Millennials are now “old” by internet standards, so Gen X and older are positively ancient.
Comment on Who did this 😂😂😂
cobysev@lemmy.world 1 day ago
What’s all this newfangled content being posted as old? My first computer had Windows 3.11 that you booted to from a command prompt. It was an amazing graphical upgrade from the command line computers. Now you could actually see what you were doing on the screen instead of typing commands and hoping a document would print with your data.
Before that, I used Apple IIe computers at school, with their solidly green command line interface. I remember being taught how to program instructions with those computers. You had a “turtle” (green triangle) that you needed to move to a specific spot on the screen, and you typed in commands to make him move.
Whatever content is in this meme, it all released long after I grew up and became an adult. You young whippersnappers.
samus12345@sh.itjust.works 1 day ago
bus_factor@lemmy.world 1 day ago
I’m an elder Millennial, and I remember when we got old enough to use the 386 machines at school. Before that we were using DOS.
Our first home computer was bought second hand and didn’t even have a hard drive, just two 5.25" floppy drives, and also ran DOS. We’d have kids from the entire neighborhood visit to play games on it, because although it was second hand it was also very rare to have one.

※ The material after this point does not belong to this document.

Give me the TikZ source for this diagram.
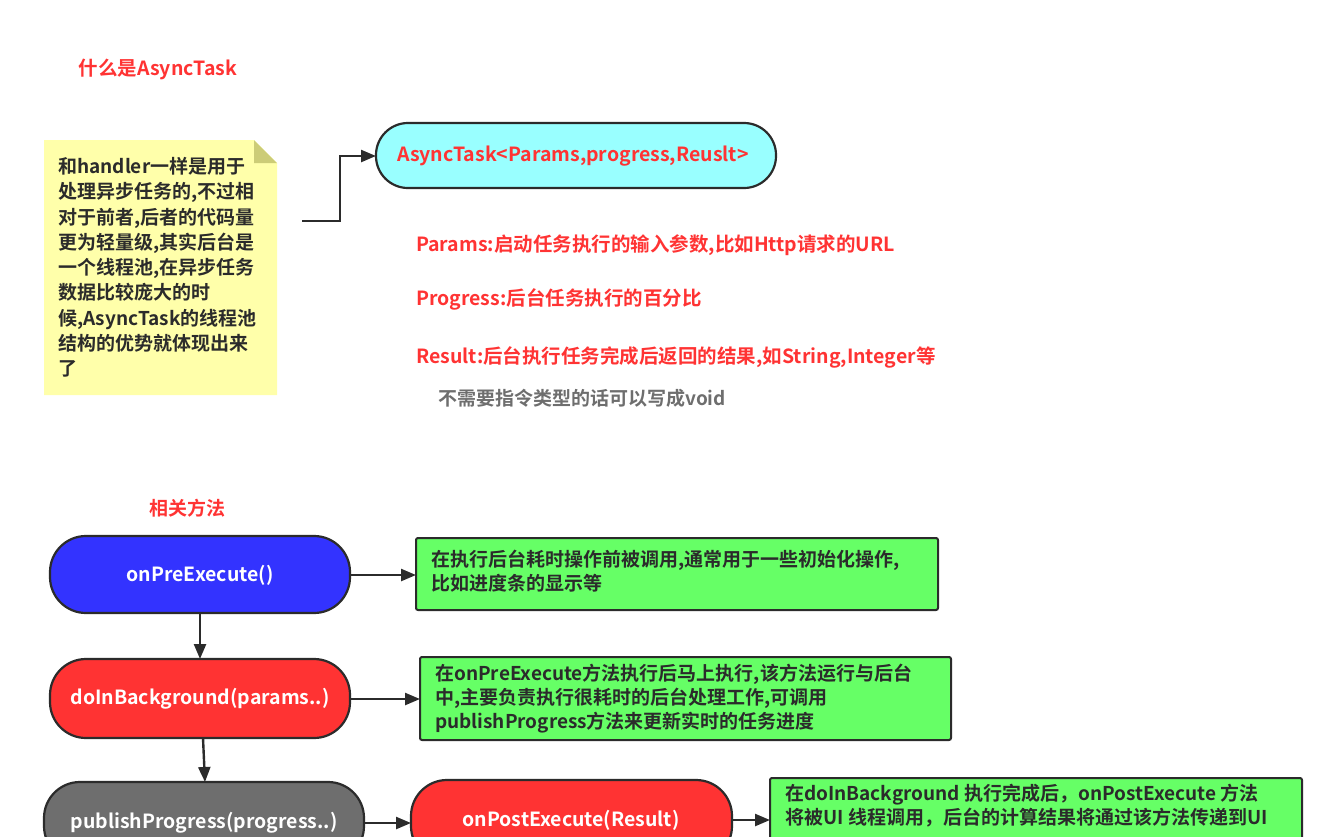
\documentclass[tikz,border=0pt]{standalone}
\usepackage{fontspec}
\setmainfont{Noto Sans CJK SC}[BoldFont=* Bold]
\usetikzlibrary{arrows.meta}
\definecolor{tred}{HTML}{FF3333}
\definecolor{edge}{HTML}{2B2B2B}
\begin{document}
\begin{tikzpicture}[x=1pt,y=-1pt,
  pill/.style={draw=edge,line width=2.2pt,rounded corners=36pt},
  gbox/.style={draw=edge,line width=2pt,rounded corners=2pt,fill={rgb,255:red,102;green,255;blue,102}},
  lab/.style={font=\bfseries\fontsize{19.5}{19.5}\selectfont},
  arr/.style={draw=edge,line width=2.4pt,-{Triangle[length=15pt,width=12pt]}},
  rtext/.style={anchor=west,inner sep=0pt,text=tred,font=\bfseries\fontsize{19.5}{19.5}\selectfont}]
\useasboundingbox (0,0) rectangle (1339,836);
\clip (0,0) rectangle (1339,836);
\node[text=tred,font=\bfseries\fontsize{19.5}{19.5}\selectfont] (t1) at (158,69) {什么是AsyncTask};
% note
\fill[fill={rgb,255:red,255;green,255;blue,170}] (44,140) -- (254,140) -- (277,163) -- (277,395) -- (44,395) -- cycle;
\fill[fill={rgb,255:red,204;green,204;blue,119}] (254,140) -- (277,163) -- (254,163) -- cycle;
\node[anchor=north west,inner sep=0pt,align=left,text=edge,font=\bfseries\fontsize{19}{25.3}\selectfont] (note) at (58,157) {和handler一样是用于\\处理异步任务的,不过相\\对于前者,后者的代码量\\更为轻量级,其实后台是\\一个线程池,在异步任务\\数据比较庞大的时\\候,AsyncTask的线程池\\结构的优势就体现出来\\了};
\coordinate (ns) at (302,221);
\path[pill,fill={rgb,255:red,153;green,255;blue,255},rounded corners=32pt] (376,123) rectangle (776,188);
\node[rtext] (at) at (397,156) {AsyncTask<Params,progress,Reuslt>};
\draw[arr] (ns) -- (340,221) -- (340,156) -- (376,156);
\node[rtext] (p1) at (416,245) {Params:启动任务执行的输入参数,比如Http请求的URL};
\node[rtext] (p2) at (416,299) {Progress:后台任务执行的百分比};
\node[rtext] (p3) at (416,357) {Result:后台执行任务完成后返回的结果,如String,Integer等};
\node[anchor=west,inner sep=0pt,text={rgb,255:red,110;green,110;blue,110},font=\bfseries\fontsize{19}{19}\selectfont] (p4) at (438,398) {不需要指令类型的话可以写成void};
\node[text=tred,font=\bfseries\fontsize{19}{19}\selectfont] (t2) at (187,508) {相关方法};
% methods
\path[pill,fill={rgb,255:red,51;green,51;blue,255}] (50,536) rectangle (350,613);
\node[lab,text=white] (m1) at (200,575) {onPreExecute()};
\path[pill,fill=tred] (50,659) rectangle (350,738);
\node[lab,text=white] (m2) at (200,699) {doInBackground(params..)};
\path[pill,fill={rgb,255:red,110;green,110;blue,110}] (44,782) rectangle (364,862);
\node[lab,text=white] (m3) at (204,823) {publishProgress(progress..)};
\path[pill,fill=tred] (411,780) rectangle (732,862);
\node[lab,text=white] (m4) at (571,820) {onPostExecute(Result)};
% green boxes
\path[gbox] (416,538) rectangle (938,610);
\node[anchor=north west,inner sep=0pt,align=left,text=edge,font=\bfseries\fontsize{19}{24}\selectfont] (g1) at (431,550) {在执行后台耗时操作前被调用,通常用于一些初始化操作,\\比如进度条的显示等};
\path[gbox] (420,657) rectangle (951,740);
\node[anchor=north west,inner sep=0pt,align=left,text=edge,font=\bfseries\fontsize{19}{24}\selectfont] (g2) at (435,664) {在onPreExecute方法执行后马上执行,该方法运行与后台\\中,主要负责执行很耗时的后台处理工作,可调用\\publishProgress方法来更新实时的任务进度};
\path[gbox] (770,778) rectangle (1302,870);
\node[anchor=north west,inner sep=0pt,align=left,text=edge,font=\bfseries\fontsize{19}{24}\selectfont] (g3) at (785,784) {在doInBackground 执行完成后，onPostExecute 方法\\将被UI 线程调用，后台的计算结果将通过该方法传递到UI};
% arrows
\draw[arr] (350,575) -- (416,575);
\draw[arr] (350,699) -- (420,699);
\draw[arr] (364,823) -- (411,823);
\draw[arr] (732,820) -- (770,820);
\draw[arr] (200,613) -- (200,659);
\draw[arr] (203,738) -- (205,782);
\end{tikzpicture}
\end{document}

I was 12 when Windows 95 came out. All this stuff looks waay newer than that. I’d say this draws the line for old at the older part of Gen Z. Millennials aren’t even on the scale.
samus12345@sh.itjust.works 1 day ago
The oldest Millennials are 44 now, and the term is still sometimes used to mean “young people.” But only by older people.
sp3ctr4l@lemmy.dbzer0.com 1 day ago
Are you also a member of the ‘Oregon Trail and Number Munchers on the school computer lab’s Apple II’s’ club.
lemmyknow@lemmy.today 1 day ago
Ok, boomer
lechekaflan@lemmy.world 1 day ago
Ah. LOGO.
cobysev@lemmy.world 1 day ago
Oh man! I had no clue what the program was called. We used it way back in my kindergarten/1st grade days, so I’d long forgotten the specifics. Thank you! This is exactly it.